Intense interest in psychedelic-assisted psychotherapy has been sparked over the last five years, as promising results of Phase 2 and 3 clinical trials reaffirm the potential for psychedelics to aid in the treatment of a range of mental health conditions.

Historically, the “natural” classical psychedelics - psilocybin, mescaline and LSD - were employed as adjuncts to psychotherapy for the treatment of alcoholism and mood disorders such as anxiety and depression. More recently, DMT in ayahuasca has generated interest for its therapeutic potential.

Reflecting the extended duration of LSD and mescaline at therapeutic doses, but more significantly, the troubled sociopolitical history of LSD, the current “psychedelic renaissance” has largely been led by psilocybin, which (along with DMT) is the prototypic serotonin receptor agonist with psychedelic effects.

The primacy of psilocybin in clinical use may, however, be short-lived, as the range of serotonin 5HT2A receptor agonists that elicit psychedelic experiences is broad (and set to expand as research in psychedelic chemistry is revitalised), and the range of experiences they elicit is almost as diverse. Ultimately, it appears likely that an increasingly nuanced approach to the use of psychedelics in medicine will see the searchlight casting well beyond its current narrow focus.

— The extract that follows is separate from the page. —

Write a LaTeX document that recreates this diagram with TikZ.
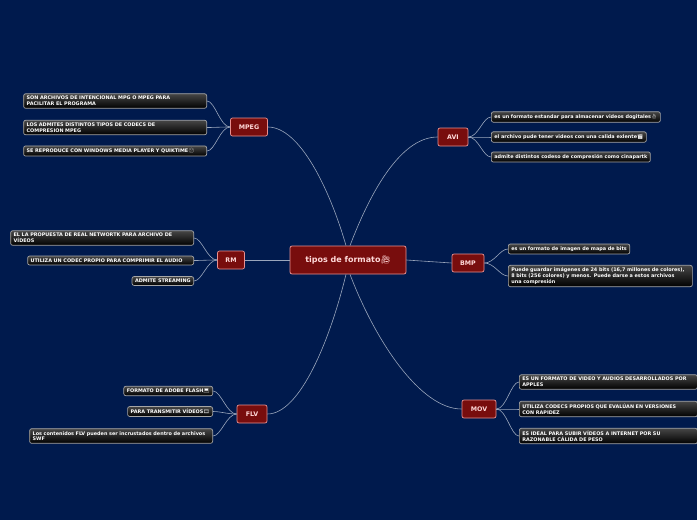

In this presentation, I will discuss the current emphasis on psilocybin as the psychedelic of choice for clinical research, and then consider the potential for a broad range of other classical psychedelics – from 2C-B to AMT - to play important roles in future research and, ultimately, clinical practice.


Martin Williams PhD is currently a Research Fellow in Computational Neuroscience at the Turner Institute of Brain and Mental Health, Department of Psychology, Monash University, Melbourne. Previously, he was a Research Fellow in Medicinal Chemistry at the Monash Institute of Pharmaceutical Sciences, Monash University. 

Martin was founding President and is currently Executive Director of the health-promotion charity, Psychedelic Research in Science & Medicine (PRISM, established 2011), and founding and current Vice-President of the botanical/education charity, Entheogenesis Australis (EGA, established 2004). 

Through PRISM, Martin and colleagues have been advocating since 2011 for mental health research using psychedelic compounds in Australia, and in doing so, have established global connections with leading researchers in the field. He has contributed to the planning and approvals process for several Australian clinical trials of psychedelic-assisted psychotherapy and is currently an investigator on several studies of psilocybin, MDMA, and other psychedelics. 

Martin has been an articulate advocate for psychedelic medical research and the evidence-based clinical translation of psychedelic-assisted therapies for almost twenty years. He has co-authored several academic papers providing an Australian perspective on the subject, presents regularly at conferences and symposia, and is a frequent commentator on psychedelic research and governance in Australian print and broadcast media.